5. **Conclusion:** Since the first piece of our integral goes to positive infinity (it "blows up"), the entire integral $\int_{-1}^{2} \frac{3 x}{x^{2}-1} d x$ **diverges**. It doesn't settle down to a specific number.

Alternative answer

Answer: The integral diverges. Explain
This is a question about improper integrals because of division by zero . The solving step is:

1. **Finding the "problem" spots**: First, I looked at the bottom part of the fraction, $x^2-1$. If this part becomes zero, our math goes a bit wild because we can't divide by zero! So, I figured out when $x^2-1 = 0$. That happens when $x^2=1$, which means $x$ can be $1$ or $-1$.
2. **Checking our path**: The integral wants us to find something like an "area" from $x=-1$ all the way to $x=2$. Uh oh!
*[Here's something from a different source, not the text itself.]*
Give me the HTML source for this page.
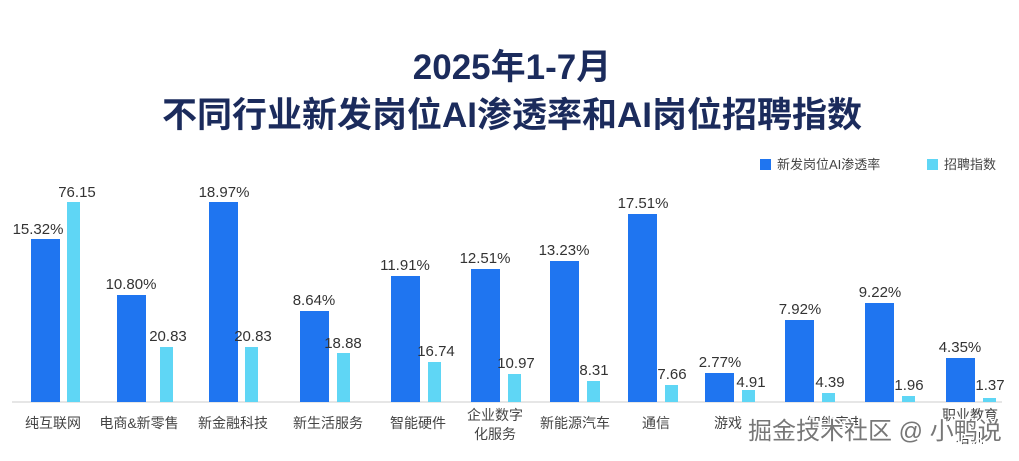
<!DOCTYPE html>
<html><head><meta charset="utf-8"><style>
body{margin:0;background:#fff;}
svg text{font-family:"Liberation Sans","Noto Sans CJK SC",sans-serif;}
</style></head><body>
<svg width="1019" height="456" viewBox="0 0 1019 456" xmlns="http://www.w3.org/2000/svg">
<rect width="1019" height="456" fill="#fff"/>
<text x="512" y="79" text-anchor="middle" font-size="35" font-weight="bold" fill="#1b2b5c">2025年1-7月</text>
<text x="512" y="127" text-anchor="middle" font-size="35" font-weight="bold" fill="#1b2b5c">不同行业新发岗位AI渗透率和AI岗位招聘指数</text>
<rect x="760" y="159" width="11" height="11" fill="#1f75f0"/>
<text x="777" y="169" font-size="13" fill="#444">新发岗位AI渗透率</text>
<rect x="927" y="159" width="11" height="11" fill="#5fd6f5"/>
<text x="944" y="169" font-size="13" fill="#444">招聘指数</text>
<line x1="12" y1="402" x2="1002" y2="402" stroke="#ddd" stroke-width="1.5"/>
<g font-size="15" fill="#333" text-anchor="middle">
<rect x="31" y="239" width="29" height="163" fill="#1f75f0"/><rect x="67" y="202" width="13" height="200" fill="#5fd6f5"/>
<text x="38" y="234">15.32%</text><text x="77" y="197">76.15</text>
<rect x="117" y="295" width="29" height="107" fill="#1f75f0"/><rect x="160" y="347" width="13" height="55" fill="#5fd6f5"/>
<text x="131" y="289">10.80%</text><text x="168" y="341">20.83</text>
<rect x="209" y="202" width="29" height="200" fill="#1f75f0"/><rect x="245" y="347" width="13" height="55" fill="#5fd6f5"/>
<text x="224" y="197">18.97%</text><text x="253" y="341">20.83</text>
<rect x="300" y="311" width="29" height="91" fill="#1f75f0"/><rect x="337" y="353" width="13" height="49" fill="#5fd6f5"/>
<text x="314" y="305">8.64%</text><text x="343" y="348">18.88</text>
<rect x="391" y="276" width="29" height="126" fill="#1f75f0"/><rect x="428" y="362" width="13" height="40" fill="#5fd6f5"/>
<text x="405" y="270">11.91%</text><text x="436" y="356">16.74</text>
<rect x="471" y="269" width="29" height="133" fill="#1f75f0"/><rect x="508" y="374" width="13" height="28" fill="#5fd6f5"/>
<text x="485" y="263">12.51%</text><text x="516" y="368">10.97</text>
<rect x="550" y="261" width="29" height="141" fill="#1f75f0"/><rect x="587" y="381" width="13" height="21" fill="#5fd6f5"/>
<text x="564" y="255">13.23%</text><text x="594" y="375">8.31</text>
<rect x="628" y="214" width="29" height="188" fill="#1f75f0"/><rect x="665" y="385" width="13" height="17" fill="#5fd6f5"/>
<text x="643" y="208">17.51%</text><text x="672" y="379">7.66</text>
<rect x="705" y="373" width="29" height="29" fill="#1f75f0"/><rect x="742" y="390" width="13" height="12" fill="#5fd6f5"/>
<text x="720" y="367">2.77%</text><text x="751" y="387">4.91</text>
<rect x="785" y="320" width="29" height="82" fill="#1f75f0"/><rect x="822" y="393" width="13" height="9" fill="#5fd6f5"/>
<text x="800" y="314">7.92%</text><text x="830" y="387">4.39</text>
<rect x="865" y="303" width="29" height="99" fill="#1f75f0"/><rect x="902" y="396" width="13" height="6" fill="#5fd6f5"/>
<text x="880" y="297">9.22%</text><text x="909" y="390">1.96</text>
<rect x="946" y="358" width="29" height="44" fill="#1f75f0"/><rect x="983" y="398" width="13" height="4" fill="#5fd6f5"/>
<text x="960" y="352">4.35%</text><text x="990" y="390">1.37</text>
</g>
<g font-size="14" fill="#444" text-anchor="middle">
<text x="53" y="428">纯互联网</text>
<text x="139" y="428">电商&amp;新零售</text>
<text x="233" y="428">新金融科技</text>
<text x="328" y="428">新生活服务</text>
<text x="418" y="428">智能硬件</text>
<text x="495" y="420">企业数字</text><text x="495" y="439">化服务</text>
<text x="575" y="428">新能源汽车</text>
<text x="656" y="428">通信</text>
<text x="728" y="428">游戏</text>
<text x="835" y="428">智能家电</text>
<text x="970" y="420">职业教育</text><text x="970" y="443">培训</text>
</g>
<text x="748" y="439" font-size="24" fill="#777" stroke="#fff" stroke-width="3" paint-order="stroke">掘金技术社区 @ 小鸭说</text>
</svg>
</body></html>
Both $x=-1$ (our starting point) and $x=1$ (a point right in the middle of our path) are those "problem" spots where the function might go crazy!
3. **What happens at a problem spot?**: Let's zoom in on $x=-1$. Imagine $x$ getting super, super close to $-1$ but always staying a tiny bit bigger (like $x = -0.999$).
* The top part of the fraction, $3x$, would be really close to $3 \times (-1) = -3$.
* The bottom part, $x^2-1$: if $x = -0.999$, then $x^2$ is a number like $0.998$. So, $x^2-1$ would be $0.998 - 1 = -0.002$. This is a super tiny negative number.
* So, our function becomes like $\frac{-3}{\text{a super tiny negative number}}$. When you divide a negative number by a super tiny negative number, the answer becomes a HUGE positive number! It shoots up to positive infinity!
4. **The "area" problem**: If the function's graph shoots up to infinity at the very beginning of our integration path, it's like trying to measure an area that goes on forever upwards. We can't get a single, finite number for that kind of area.
5. **My conclusion**: Because the function "blows up" to infinity at $x=-1$, the integral doesn't have a regular number as its answer. We say it "diverges," which just means it goes off to infinity. We don't even need to check the other problem spot at $x=1$ because the first one already showed us the whole integral can't be a finite number.